**Requirements:** In the records below, begin at the line containing "Output the LaTeX" and end at the line containing "below=46pt of rollout]"; quote every line in that span exactly, including both boundary lines, and no others.

[Entries with chart source code]

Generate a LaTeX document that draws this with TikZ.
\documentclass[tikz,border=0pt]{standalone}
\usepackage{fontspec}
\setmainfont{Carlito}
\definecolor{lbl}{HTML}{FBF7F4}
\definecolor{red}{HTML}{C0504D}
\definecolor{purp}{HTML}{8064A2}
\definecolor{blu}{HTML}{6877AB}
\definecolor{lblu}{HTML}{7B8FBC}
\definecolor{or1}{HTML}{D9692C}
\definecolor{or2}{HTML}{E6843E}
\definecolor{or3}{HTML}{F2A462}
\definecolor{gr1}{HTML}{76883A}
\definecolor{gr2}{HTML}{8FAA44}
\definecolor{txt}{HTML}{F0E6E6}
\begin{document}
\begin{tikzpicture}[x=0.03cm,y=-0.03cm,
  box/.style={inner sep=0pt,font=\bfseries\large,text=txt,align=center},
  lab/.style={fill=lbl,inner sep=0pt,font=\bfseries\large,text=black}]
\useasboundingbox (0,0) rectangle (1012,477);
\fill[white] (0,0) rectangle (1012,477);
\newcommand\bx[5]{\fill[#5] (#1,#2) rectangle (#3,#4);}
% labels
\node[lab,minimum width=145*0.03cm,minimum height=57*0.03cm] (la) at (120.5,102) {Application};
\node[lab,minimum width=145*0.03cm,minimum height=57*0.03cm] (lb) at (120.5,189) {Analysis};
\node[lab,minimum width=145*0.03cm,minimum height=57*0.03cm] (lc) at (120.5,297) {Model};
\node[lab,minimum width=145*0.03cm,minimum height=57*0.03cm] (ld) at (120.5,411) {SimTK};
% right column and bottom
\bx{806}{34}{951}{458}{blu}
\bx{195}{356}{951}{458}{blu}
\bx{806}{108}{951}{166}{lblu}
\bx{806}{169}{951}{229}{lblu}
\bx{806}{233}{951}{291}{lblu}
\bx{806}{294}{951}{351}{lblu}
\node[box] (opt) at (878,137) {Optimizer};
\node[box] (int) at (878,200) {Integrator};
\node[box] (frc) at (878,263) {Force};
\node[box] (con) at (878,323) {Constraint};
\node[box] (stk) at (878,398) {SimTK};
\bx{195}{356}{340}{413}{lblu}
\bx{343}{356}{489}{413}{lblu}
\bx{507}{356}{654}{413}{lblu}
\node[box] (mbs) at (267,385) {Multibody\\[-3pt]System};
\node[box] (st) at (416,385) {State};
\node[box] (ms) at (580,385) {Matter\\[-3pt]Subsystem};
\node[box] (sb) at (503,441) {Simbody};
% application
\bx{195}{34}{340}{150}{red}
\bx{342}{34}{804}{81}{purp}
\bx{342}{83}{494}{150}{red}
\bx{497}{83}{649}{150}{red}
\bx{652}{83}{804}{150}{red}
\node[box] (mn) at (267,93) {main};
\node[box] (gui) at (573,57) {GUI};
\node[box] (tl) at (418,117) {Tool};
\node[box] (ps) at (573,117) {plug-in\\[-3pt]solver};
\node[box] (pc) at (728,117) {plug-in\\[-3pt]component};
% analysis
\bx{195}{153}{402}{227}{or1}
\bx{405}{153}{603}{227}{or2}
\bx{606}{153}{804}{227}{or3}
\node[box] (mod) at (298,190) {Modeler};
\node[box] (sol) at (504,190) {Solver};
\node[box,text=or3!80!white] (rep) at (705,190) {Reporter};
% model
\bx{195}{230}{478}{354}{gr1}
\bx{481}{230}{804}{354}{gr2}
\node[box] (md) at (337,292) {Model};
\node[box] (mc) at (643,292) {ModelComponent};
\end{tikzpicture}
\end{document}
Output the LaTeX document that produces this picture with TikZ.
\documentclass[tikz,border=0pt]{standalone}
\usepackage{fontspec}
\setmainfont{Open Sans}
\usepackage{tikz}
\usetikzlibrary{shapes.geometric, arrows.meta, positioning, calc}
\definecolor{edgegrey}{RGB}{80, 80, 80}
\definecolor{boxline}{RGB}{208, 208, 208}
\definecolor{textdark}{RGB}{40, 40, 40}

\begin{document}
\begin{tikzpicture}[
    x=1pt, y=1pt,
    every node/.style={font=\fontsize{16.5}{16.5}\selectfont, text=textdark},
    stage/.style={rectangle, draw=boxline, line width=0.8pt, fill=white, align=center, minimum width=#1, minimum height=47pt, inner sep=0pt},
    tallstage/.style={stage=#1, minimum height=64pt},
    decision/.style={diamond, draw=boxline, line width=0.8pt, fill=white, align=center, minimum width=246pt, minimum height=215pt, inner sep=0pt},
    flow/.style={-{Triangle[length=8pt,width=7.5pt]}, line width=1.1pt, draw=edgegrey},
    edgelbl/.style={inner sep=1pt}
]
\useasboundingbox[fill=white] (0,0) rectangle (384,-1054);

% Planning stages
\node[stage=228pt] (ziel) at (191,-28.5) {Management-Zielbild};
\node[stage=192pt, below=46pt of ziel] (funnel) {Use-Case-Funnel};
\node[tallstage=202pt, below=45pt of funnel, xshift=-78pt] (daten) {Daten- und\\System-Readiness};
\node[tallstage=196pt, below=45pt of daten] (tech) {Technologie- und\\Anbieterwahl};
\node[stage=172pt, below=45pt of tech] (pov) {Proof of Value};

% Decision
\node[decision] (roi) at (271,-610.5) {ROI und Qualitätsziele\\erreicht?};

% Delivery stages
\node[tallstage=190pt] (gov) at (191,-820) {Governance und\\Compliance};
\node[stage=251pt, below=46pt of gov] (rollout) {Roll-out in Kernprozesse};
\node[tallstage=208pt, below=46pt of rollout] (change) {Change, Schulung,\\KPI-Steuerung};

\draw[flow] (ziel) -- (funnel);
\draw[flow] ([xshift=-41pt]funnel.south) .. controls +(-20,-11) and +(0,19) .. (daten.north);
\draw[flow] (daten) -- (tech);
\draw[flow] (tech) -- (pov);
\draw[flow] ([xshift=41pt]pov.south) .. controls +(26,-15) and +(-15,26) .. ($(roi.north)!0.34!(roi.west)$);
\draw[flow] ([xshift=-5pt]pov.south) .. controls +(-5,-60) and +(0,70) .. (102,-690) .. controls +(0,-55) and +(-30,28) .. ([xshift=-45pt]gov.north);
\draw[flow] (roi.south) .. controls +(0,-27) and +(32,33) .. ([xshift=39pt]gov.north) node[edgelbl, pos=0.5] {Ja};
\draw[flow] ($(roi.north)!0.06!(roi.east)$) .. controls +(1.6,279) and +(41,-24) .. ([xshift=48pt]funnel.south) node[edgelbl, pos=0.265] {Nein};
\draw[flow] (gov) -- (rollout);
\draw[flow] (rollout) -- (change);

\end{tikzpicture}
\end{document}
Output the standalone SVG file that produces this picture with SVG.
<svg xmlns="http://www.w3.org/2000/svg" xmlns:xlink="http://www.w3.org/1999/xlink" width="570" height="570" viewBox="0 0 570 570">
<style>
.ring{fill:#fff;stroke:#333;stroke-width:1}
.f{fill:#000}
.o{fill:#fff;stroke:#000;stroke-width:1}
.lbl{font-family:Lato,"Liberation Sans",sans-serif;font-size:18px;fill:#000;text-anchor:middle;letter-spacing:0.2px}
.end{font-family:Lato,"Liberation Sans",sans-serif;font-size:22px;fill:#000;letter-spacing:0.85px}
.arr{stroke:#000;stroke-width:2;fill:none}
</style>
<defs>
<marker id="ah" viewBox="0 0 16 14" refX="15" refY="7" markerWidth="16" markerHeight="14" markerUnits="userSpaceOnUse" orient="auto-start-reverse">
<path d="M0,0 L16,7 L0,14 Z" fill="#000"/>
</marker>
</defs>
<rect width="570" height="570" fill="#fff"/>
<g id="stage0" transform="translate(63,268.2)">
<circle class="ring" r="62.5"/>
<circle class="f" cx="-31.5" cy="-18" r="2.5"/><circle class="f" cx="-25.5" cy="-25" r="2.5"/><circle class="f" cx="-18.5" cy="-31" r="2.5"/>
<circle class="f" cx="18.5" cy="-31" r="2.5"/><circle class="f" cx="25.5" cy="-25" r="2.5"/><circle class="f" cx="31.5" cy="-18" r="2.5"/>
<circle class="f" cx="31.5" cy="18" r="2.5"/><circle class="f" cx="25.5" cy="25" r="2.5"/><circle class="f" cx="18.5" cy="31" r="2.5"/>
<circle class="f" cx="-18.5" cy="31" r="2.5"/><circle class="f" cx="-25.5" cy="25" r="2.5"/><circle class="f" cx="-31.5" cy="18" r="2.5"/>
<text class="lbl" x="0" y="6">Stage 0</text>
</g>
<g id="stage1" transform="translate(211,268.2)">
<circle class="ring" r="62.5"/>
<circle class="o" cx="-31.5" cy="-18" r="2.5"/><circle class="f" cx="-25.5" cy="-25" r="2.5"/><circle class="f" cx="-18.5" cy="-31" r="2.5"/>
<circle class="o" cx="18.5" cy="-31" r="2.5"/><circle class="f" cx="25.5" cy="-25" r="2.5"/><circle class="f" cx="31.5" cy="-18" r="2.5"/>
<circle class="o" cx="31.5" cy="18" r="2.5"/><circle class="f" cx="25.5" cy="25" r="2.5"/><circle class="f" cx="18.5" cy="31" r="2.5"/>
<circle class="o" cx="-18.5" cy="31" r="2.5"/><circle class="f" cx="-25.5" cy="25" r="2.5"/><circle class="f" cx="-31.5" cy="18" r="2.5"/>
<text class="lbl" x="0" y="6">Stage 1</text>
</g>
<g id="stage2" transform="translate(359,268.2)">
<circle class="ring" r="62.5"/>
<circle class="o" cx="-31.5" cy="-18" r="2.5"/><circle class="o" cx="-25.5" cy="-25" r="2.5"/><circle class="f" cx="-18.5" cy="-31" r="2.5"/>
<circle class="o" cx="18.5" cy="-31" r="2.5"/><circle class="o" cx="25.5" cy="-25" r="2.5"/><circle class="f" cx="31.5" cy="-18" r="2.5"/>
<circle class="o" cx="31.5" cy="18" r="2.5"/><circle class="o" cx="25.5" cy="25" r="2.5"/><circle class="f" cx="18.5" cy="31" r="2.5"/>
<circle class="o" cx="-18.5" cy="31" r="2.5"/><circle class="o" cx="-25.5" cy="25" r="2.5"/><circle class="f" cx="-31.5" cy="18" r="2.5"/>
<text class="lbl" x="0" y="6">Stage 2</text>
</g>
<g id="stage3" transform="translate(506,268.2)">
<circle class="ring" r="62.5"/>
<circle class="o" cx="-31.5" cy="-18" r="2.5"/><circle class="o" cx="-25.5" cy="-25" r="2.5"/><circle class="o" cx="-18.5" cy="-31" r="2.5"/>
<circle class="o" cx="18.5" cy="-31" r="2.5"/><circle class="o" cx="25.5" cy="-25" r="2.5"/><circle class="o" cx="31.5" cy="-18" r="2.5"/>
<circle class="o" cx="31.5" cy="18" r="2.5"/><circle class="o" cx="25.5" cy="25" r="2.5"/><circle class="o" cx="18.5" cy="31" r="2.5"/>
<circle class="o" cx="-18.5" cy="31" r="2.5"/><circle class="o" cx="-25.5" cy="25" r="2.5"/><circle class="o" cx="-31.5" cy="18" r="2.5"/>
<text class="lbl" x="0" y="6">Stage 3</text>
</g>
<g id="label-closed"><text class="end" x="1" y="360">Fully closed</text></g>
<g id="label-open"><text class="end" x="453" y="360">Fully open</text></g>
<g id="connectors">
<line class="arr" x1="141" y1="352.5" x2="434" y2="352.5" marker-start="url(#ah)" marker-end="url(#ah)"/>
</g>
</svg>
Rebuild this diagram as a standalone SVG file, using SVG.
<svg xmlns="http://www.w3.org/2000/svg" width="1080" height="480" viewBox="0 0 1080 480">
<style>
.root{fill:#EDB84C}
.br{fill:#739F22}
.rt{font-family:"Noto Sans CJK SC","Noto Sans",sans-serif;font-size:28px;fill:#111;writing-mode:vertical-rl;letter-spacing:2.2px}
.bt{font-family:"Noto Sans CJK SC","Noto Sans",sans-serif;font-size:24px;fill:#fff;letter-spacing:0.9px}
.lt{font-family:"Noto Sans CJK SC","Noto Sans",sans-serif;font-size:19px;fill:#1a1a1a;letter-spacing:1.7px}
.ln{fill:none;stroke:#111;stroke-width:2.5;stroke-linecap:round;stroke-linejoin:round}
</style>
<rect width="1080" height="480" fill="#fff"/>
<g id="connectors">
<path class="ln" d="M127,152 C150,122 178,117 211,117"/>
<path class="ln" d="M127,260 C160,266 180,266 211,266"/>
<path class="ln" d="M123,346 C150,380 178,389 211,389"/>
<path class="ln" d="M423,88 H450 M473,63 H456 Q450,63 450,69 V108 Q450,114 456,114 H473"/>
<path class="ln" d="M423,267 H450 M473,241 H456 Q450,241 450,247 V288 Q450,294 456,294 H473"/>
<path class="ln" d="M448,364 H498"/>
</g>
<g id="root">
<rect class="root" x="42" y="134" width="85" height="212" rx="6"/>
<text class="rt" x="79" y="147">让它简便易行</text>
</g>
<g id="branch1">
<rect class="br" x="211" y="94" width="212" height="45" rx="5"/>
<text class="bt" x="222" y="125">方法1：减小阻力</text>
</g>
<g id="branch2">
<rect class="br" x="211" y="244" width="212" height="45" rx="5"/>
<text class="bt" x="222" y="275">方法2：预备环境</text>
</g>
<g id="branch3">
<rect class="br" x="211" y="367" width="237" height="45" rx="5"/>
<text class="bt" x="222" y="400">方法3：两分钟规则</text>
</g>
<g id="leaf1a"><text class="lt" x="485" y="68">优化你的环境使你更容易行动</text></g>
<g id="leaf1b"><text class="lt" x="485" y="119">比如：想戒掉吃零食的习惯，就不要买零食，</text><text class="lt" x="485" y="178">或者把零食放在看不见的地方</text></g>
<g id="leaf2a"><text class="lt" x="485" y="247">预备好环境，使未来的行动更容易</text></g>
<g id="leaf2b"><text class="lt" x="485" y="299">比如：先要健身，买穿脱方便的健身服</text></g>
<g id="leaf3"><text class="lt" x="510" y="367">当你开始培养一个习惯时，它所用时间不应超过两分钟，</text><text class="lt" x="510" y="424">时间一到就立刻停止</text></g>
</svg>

**Solution for this task:**
Output the LaTeX document that produces this picture with TikZ.
\documentclass[tikz,border=0pt]{standalone}
\usepackage{fontspec}
\setmainfont{Open Sans}
\usepackage{tikz}
\usetikzlibrary{shapes.geometric, arrows.meta, positioning, calc}
\definecolor{edgegrey}{RGB}{80, 80, 80}
\definecolor{boxline}{RGB}{208, 208, 208}
\definecolor{textdark}{RGB}{40, 40, 40}

\begin{document}
\begin{tikzpicture}[
    x=1pt, y=1pt,
    every node/.style={font=\fontsize{16.5}{16.5}\selectfont, text=textdark},
    stage/.style={rectangle, draw=boxline, line width=0.8pt, fill=white, align=center, minimum width=#1, minimum height=47pt, inner sep=0pt},
    tallstage/.style={stage=#1, minimum height=64pt},
    decision/.style={diamond, draw=boxline, line width=0.8pt, fill=white, align=center, minimum width=246pt, minimum height=215pt, inner sep=0pt},
    flow/.style={-{Triangle[length=8pt,width=7.5pt]}, line width=1.1pt, draw=edgegrey},
    edgelbl/.style={inner sep=1pt}
]
\useasboundingbox[fill=white] (0,0) rectangle (384,-1054);

% Planning stages
\node[stage=228pt] (ziel) at (191,-28.5) {Management-Zielbild};
\node[stage=192pt, below=46pt of ziel] (funnel) {Use-Case-Funnel};
\node[tallstage=202pt, below=45pt of funnel, xshift=-78pt] (daten) {Daten- und\\System-Readiness};
\node[tallstage=196pt, below=45pt of daten] (tech) {Technologie- und\\Anbieterwahl};
\node[stage=172pt, below=45pt of tech] (pov) {Proof of Value};

% Decision
\node[decision] (roi) at (271,-610.5) {ROI und Qualitätsziele\\erreicht?};

% Delivery stages
\node[tallstage=190pt] (gov) at (191,-820) {Governance und\\Compliance};
\node[stage=251pt, below=46pt of gov] (rollout) {Roll-out in Kernprozesse};
\node[tallstage=208pt, below=46pt of rollout] (change) {Change, Schulung,\\KPI-Steuerung};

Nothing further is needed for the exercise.